# how many calories do YOU take in to gain weight



## thevoice (May 10, 2007)

I can seem to add weight by eating 3,000 - 3,500 calories per day, I am 6"6 and curently weigh 245lbs, does that seem a low amount? a lot of my friends say they are taking in over 4,000 and are much shorter and have less muscle etc, I know its not relervent but am just interested to hear what people bulk on and how tall/weight they are?


----------



## lodgi1436114589 (Oct 22, 2008)

I'd also like to know what people think about this. I started lifting weights again about a month ago and decided I should start bulking as it's winter now (gonna cut up for summer). But I don't know if it's just me or if I'm getting a bit of belly fat over the last 2-3 weeks. I've been trying to pack in the carbs and protein recently with good sources of both. But obviously if you eat too much of anything you'll gain fat.

What is a good amount of calories for bulking if you weigh about 14st 10lb, 6ft " ???

Also, should you eat more on days when your at the gym?


----------



## Mars (Aug 25, 2007)

To the both of of you, it makes no difference to me what you weigh.

The calories you need depend on your goals and how many cals you are expending during your day.

If your serious you need to work it all out and log everything.

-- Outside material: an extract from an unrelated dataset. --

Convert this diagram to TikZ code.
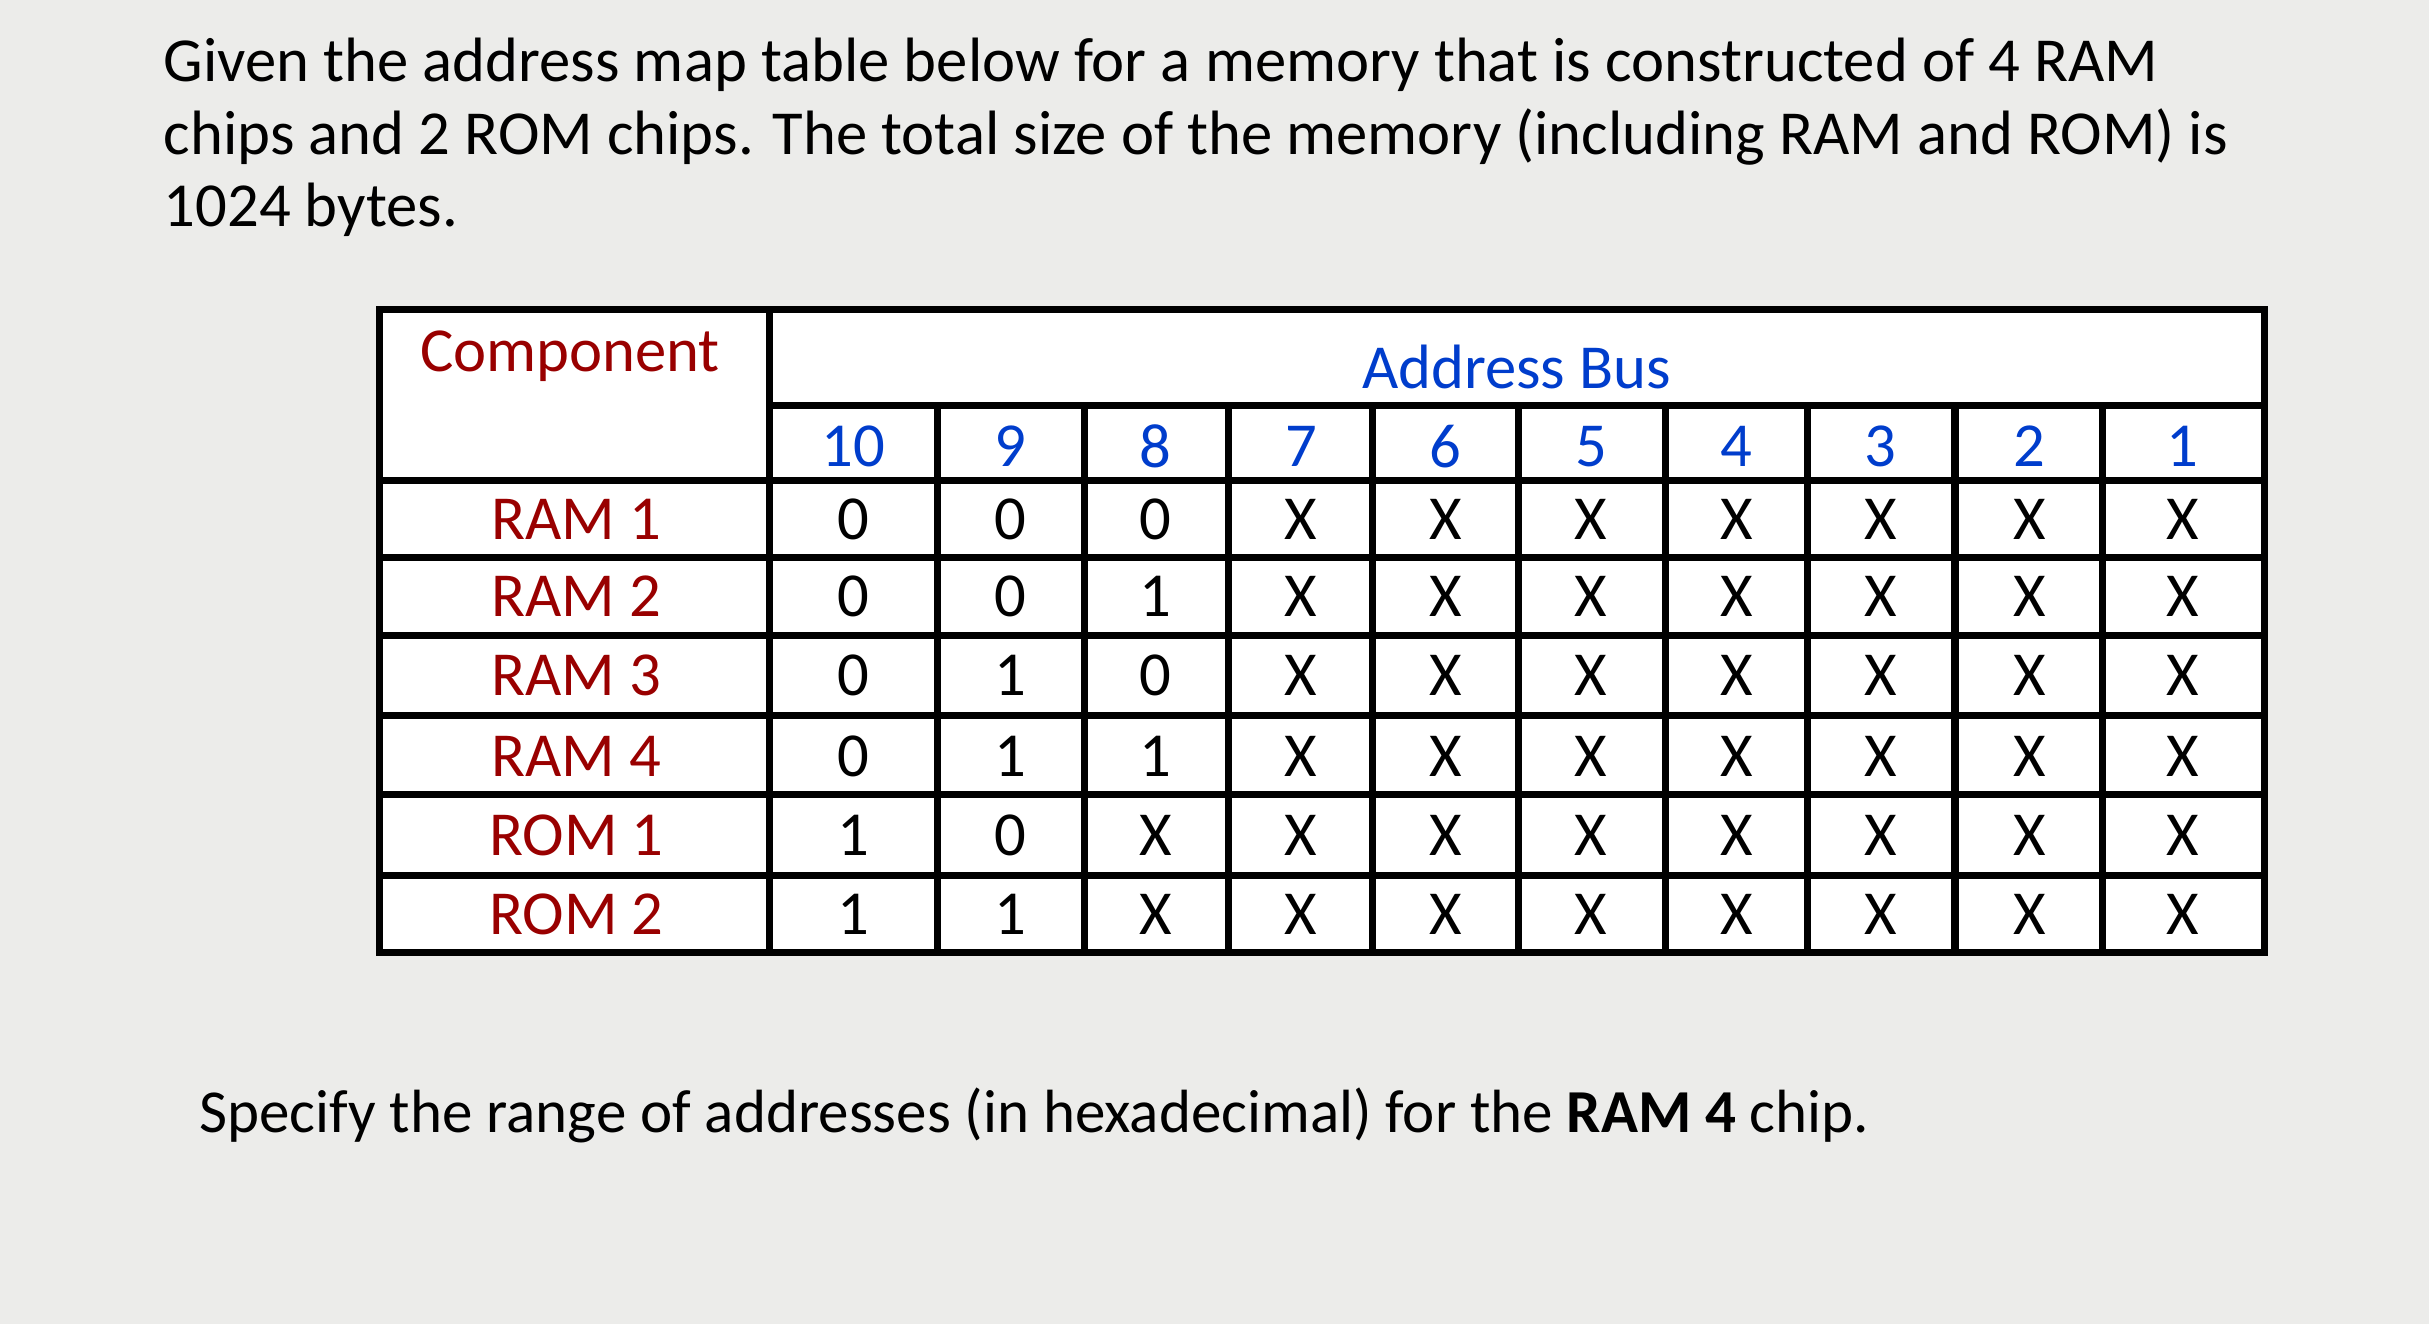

But just an average of what your eating and expending will give you a good idea.

Don't forget that you are even burning cals when you are sleeping, and quite a few too, cant remember exactly, but it shows just how much you need to take into account.


----------



## WouldLikeMuscle (Sep 18, 2008)

I'm 5'8", 160lb.

Trying to get in at least 4000 calories.. although mostly end up getting around 3000-3500 which just about maintains my weight simply coz I find it hard to stomach any more food than that. Which is bad considering I wanna put on another 40lb!!


----------



## hilly (Jan 19, 2008)

im eating around 3000 at the moment and i am maintaining so this will be increased by 500 cals soon.


----------



## Kezz (Sep 3, 2007)

i must have had well over 10,000 this weekend in pure crap!!!!


----------



## Guest (Nov 2, 2008)

5ft8 250lb, i am trying to get in over 7000cals per day and my weight is still not wanting to go up for a couple of weeks.


----------



## pudj (Apr 25, 2008)

I have to do 5500-6000 a day whilst bulking or nothing happens  I do 3000 a day to stay same my breakfast(8am) is 2 slices toast 1 tin beans 2 boiled eggs, 10 oclock prawn mayo sandwhich on wholewheat bread cake, 12noon jacket potato x2 with cheese +tuna, 2pm protien shake tuna pasta,4pm 4 eggs(poached)mashed patato carrots 6oz steak, 7pm protien shake,10pm 1 10 inch pizza (the £1 ones from iceland)

whilst nibbling all day on my home made protien bars usually 4-5 

this is my tycipal bulking diet its murder when starting it but soon becomes normal,I started 2 years ago at 10.5 stone I'm 13.3 stone now.


----------